= Ente Thankam =

Short story

"' Thankam" (My Darling) is a short story written by Vaikom Muhammad Basheer. It is his first published work. Originally published in the now-defunct newspaper Jayakesari in 1937, it was later published in the collection Vishappu (Hunger, 1954, Current Books) under the name "Thankam". A path-breaker in Malayalam romantic fiction, it had as its heroine a dark-complexioned hunchback.

==Background==
After doing menial jobs in cities such as Ajmer, Peshawar, Kashmir and Calcutta, Basheer returned to Ernakulam some time in the mid-1930s.
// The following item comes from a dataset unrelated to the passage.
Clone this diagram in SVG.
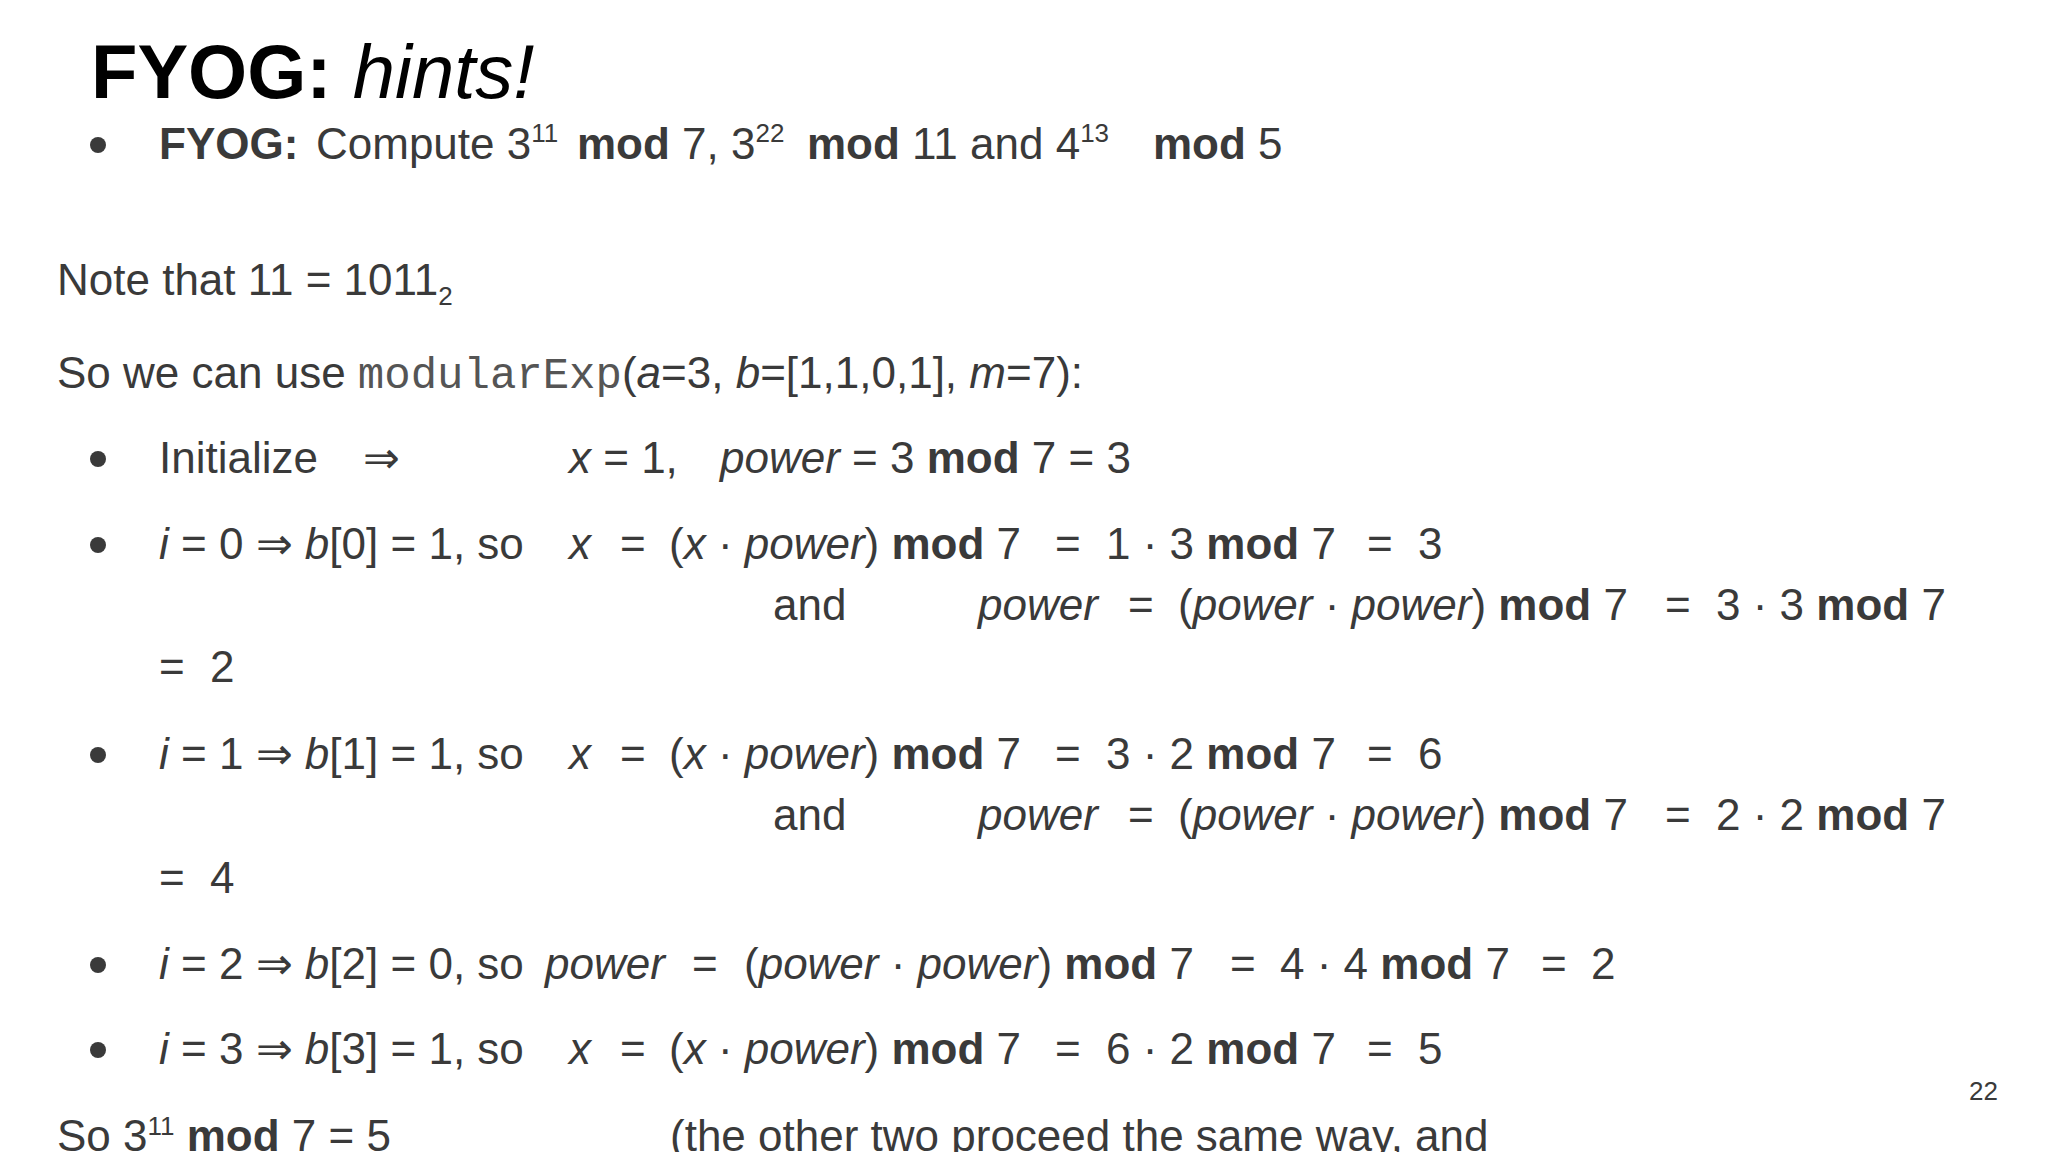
<svg xmlns="http://www.w3.org/2000/svg" width="2048" height="1152" viewBox="0 0 2048 1152">
<style>
text{font-family:"Liberation Sans",Arial,sans-serif;font-size:44px;fill:#3a3a3a}
.t{font-size:76px;fill:#000}
.b{font-weight:bold}
.i{font-style:italic}
.m{font-family:"Liberation Mono","Courier New",monospace;fill:#555}
.s{font-size:26px}
</style>
<rect width="2048" height="1152" fill="#fff"/>
<g id="title"><text class="t" x="91" y="98"><tspan class="b">FYOG:</tspan> <tspan class="i">hints!</tspan></text></g>
<g id="bullets" fill="#3a3a3a">
<circle cx="98" cy="145" r="8"/><circle cx="98" cy="459" r="8"/><circle cx="98" cy="545" r="8"/>
<circle cx="98" cy="755" r="8"/><circle cx="98" cy="965" r="8"/><circle cx="98" cy="1050" r="8"/>
</g>
<g id="text">
<text y="159"><tspan x="159" class="b">FYOG:</tspan><tspan x="316">Compute 3</tspan><tspan class="s" dy="-17">11</tspan><tspan x="577" dy="17" class="b">mod</tspan><tspan> 7, 3</tspan><tspan class="s" dy="-17">22</tspan><tspan x="807" dy="17" class="b">mod</tspan><tspan> 11 and 4</tspan><tspan class="s" dy="-17">13</tspan><tspan x="1153" dy="17" class="b">mod</tspan><tspan> 5</tspan></text>
<text x="57" y="295">Note that 11 = 1011<tspan class="s" dy="10">2</tspan></text>
<text x="57" y="388">So we can use <tspan class="m">modularExp</tspan>(<tspan class="i">a</tspan>=3, <tspan class="i">b</tspan>=[1,1,0,1], <tspan class="i">m</tspan>=7):</text>
<text y="473"><tspan x="159">Initialize</tspan><tspan x="363">⇒</tspan><tspan x="569"><tspan class="i">x</tspan> = 1,</tspan><tspan x="720"><tspan class="i">power</tspan> = 3 <tspan class="b">mod</tspan> 7 = 3</tspan></text>
<text y="559"><tspan x="159"><tspan class="i">i</tspan> = 0 ⇒ <tspan class="i">b</tspan>[0] = 1, so</tspan><tspan x="569" class="i">x</tspan><tspan x="620">=</tspan><tspan x="669">(<tspan class="i">x</tspan> · <tspan class="i">power</tspan>) <tspan class="b">mod</tspan> 7</tspan><tspan x="1055">=</tspan><tspan x="1106">1 · 3 <tspan class="b">mod</tspan> 7</tspan><tspan x="1367">=</tspan><tspan x="1418">3</tspan></text>
<text y="620"><tspan x="773">and</tspan><tspan x="978" class="i">power</tspan><tspan x="1128">=</tspan><tspan x="1178">(<tspan class="i">power</tspan> · <tspan class="i">power</tspan>) <tspan class="b">mod</tspan> 7</tspan><tspan x="1665">=</tspan><tspan x="1716">3 · 3 <tspan class="b">mod</tspan> 7</tspan></text>
<text y="682"><tspan x="159">=</tspan><tspan x="210">2</tspan></text>
<text y="769"><tspan x="159"><tspan class="i">i</tspan> = 1 ⇒ <tspan class="i">b</tspan>[1] = 1, so</tspan><tspan x="569" class="i">x</tspan><tspan x="620">=</tspan><tspan x="669">(<tspan class="i">x</tspan> · <tspan class="i">power</tspan>) <tspan class="b">mod</tspan> 7</tspan><tspan x="1055">=</tspan><tspan x="1106">3 · 2 <tspan class="b">mod</tspan> 7</tspan><tspan x="1367">=</tspan><tspan x="1418">6</tspan></text>
<text y="830"><tspan x="773">and</tspan><tspan x="978" class="i">power</tspan><tspan x="1128">=</tspan><tspan x="1178">(<tspan class="i">power</tspan> · <tspan class="i">power</tspan>) <tspan class="b">mod</tspan> 7</tspan><tspan x="1665">=</tspan><tspan x="1716">2 · 2 <tspan class="b">mod</tspan> 7</tspan></text>
<text y="893"><tspan x="159">=</tspan><tspan x="210">4</tspan></text>
<text y="979"><tspan x="159"><tspan class="i">i</tspan> = 2 ⇒ <tspan class="i">b</tspan>[2] = 0, so </tspan><tspan x="545" class="i">power</tspan><tspan x="692">=</tspan><tspan x="744">(<tspan class="i">power</tspan> · <tspan class="i">power</tspan>) <tspan class="b">mod</tspan> 7</tspan><tspan x="1230">=</tspan><tspan x="1280">4 · 4 <tspan class="b">mod</tspan> 7</tspan><tspan x="1541">=</tspan><tspan x="1591">2</tspan></text>
<text y="1064"><tspan x="159"><tspan class="i">i</tspan> = 3 ⇒ <tspan class="i">b</tspan>[3] = 1, so</tspan><tspan x="569" class="i">x</tspan><tspan x="620">=</tspan><tspan x="669">(<tspan class="i">x</tspan> · <tspan class="i">power</tspan>) <tspan class="b">mod</tspan> 7</tspan><tspan x="1055">=</tspan><tspan x="1106">6 · 2 <tspan class="b">mod</tspan> 7</tspan><tspan x="1367">=</tspan><tspan x="1418">5</tspan></text>
<text y="1151"><tspan x="57">So 3<tspan class="s" dy="-16">11</tspan><tspan dy="16"> </tspan><tspan class="b">mod</tspan> 7 = 5</tspan><tspan x="670">(the other two proceed the same way, and</tspan></text>
<text x="1998" y="1100" text-anchor="end" style="font-size:26px">22</text>
</g>
</svg>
While trying his hand at various jobs, like washing vessels in hotels, he met a manufacturer of sports goods from Sialkot who offered him an agency in Kerala. And Basheer finally returned home to find his father's business bankrupt and the family impoverished. He started working as an agent for the Sialkot sports company at Ernakulam. But he lost the agency when a bicycle accident incapacitated him temporarily. On recovering, he resumed his endless hunt for jobs. He walked into the office of the newspaper Jayakesari whose editor was also its sole employee. He did not have a position to offer, but offered to pay money if Basheer wrote a story for the paper. Thus Basheer found himself writing stories for Jayakesari and it was in this paper that "Ente Thankam" (My Darling) was published in the year 1937.